Private Miles is about to visit Washn. And be introduced to the Prest., of whom for reelection (vide Herald passim) he is a warm and devoted supporter. Have you any annecdote [sic] you could give me of what anybody said about Miles? . . . Any annecdote [sic] from the Presdt. if new would be worth its weight in gold. . . . I promise if you help me in this my hour of need that OReilly will be discreet and give you no cause to blush for him. . . . Can you give me any fresh saying or annecdote [sic] of the Prest. No matter what it may be, it can be worked in. Anything like his “plowing round the stumps that couldn’t be either grubbed or burnt out,” with which I commenced my article on Jim Lane and the Kansas Missouri troubles some five or six weeks ago. Mr [James Gordon] Bennet wishes the next OReilly paper on the Presidency and to be a strong political & Irish document for Mr. Lincoln.

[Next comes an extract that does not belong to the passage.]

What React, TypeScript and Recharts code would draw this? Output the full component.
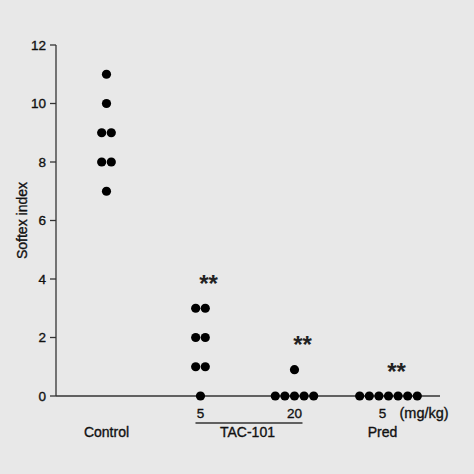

In this letter Halpine sought new material—specifically, Lincoln anecdotes and his administration’s reaction to previous satires—for his O’Reilly series, which he promised Hay he would use to promote instead of denigrate the president during the upcoming campaign. In his response, Hay reported his attempts to secure new material for Halpine by “skulking in the shadow of the Tycoon, setting all sorts of dextrous [sic] traps for a joke, telling good stories myself to draw him out and suborning [secretary John] Nicolay to aid in the foul conspiracy.” He then offered one Lincoln bon mot but encouraged Halpine “not to use it” because the anecdote was “blasphemous” and might “hurt the ‘Quaker vote.’” Halpine used it anyway.53 Whether Hay was serious in his caution to Halpine, their friendship seems to have facilitated a pipeline of humorous anecdotes from Lincoln to the press. Hay’s and Halpine’s letters reveal a symbiotic political relationship: each seeking insider information from the other, Halpine requesting “authentic” Lincoln material to enliven his satires and Hay working to preserve his boss’s dignity in the press and simultaneously circulating his humor, thus augmenting Lincoln’s reputation as a joker while leveraging it for voter appeal and to broadcast political points.
Possibly, the most trenchant example of Lincoln’s circulation of himself as comic currency is on display in “The President’s Last, Shortest, and Best Speech” (Lincoln’s title), in which he leveraged his reputation as a humorist in order to illustrate to a national audience why the war was being fought. Noah Brooks recalled that Lincoln sent for him, handed him a short speech, and said, “Here is one speech of mine which has never been printed, and I think it worth printing. Just see what you think.” Brooks duly had the anecdote printed in the Washington, D.C., Daily Chronicle on December 7, 1864. The story, in its entirety, appears as follows:
On thursday of last week two ladies from Tennessee came before the President asking the release of their husbands held as prisoners of war at Johnson’s Island. They were put off till friday, when they came again; and were again put off to saturday. At each of the interviews one of the ladies urged that her husband was
a religious man. On saturday the President ordered the release of the prisoners, and then said to this lady “You say your husband is a religious man; tell him when you meet him, that I say I am not much of a judge of religion, but that, in my opinion, the religion that sets men to rebel and fight against their government, because, as they think, that government does not sufficiently help some men to eat their bread on the sweat of other men’s faces, is not the sort of religion upon which people can get to heaven!”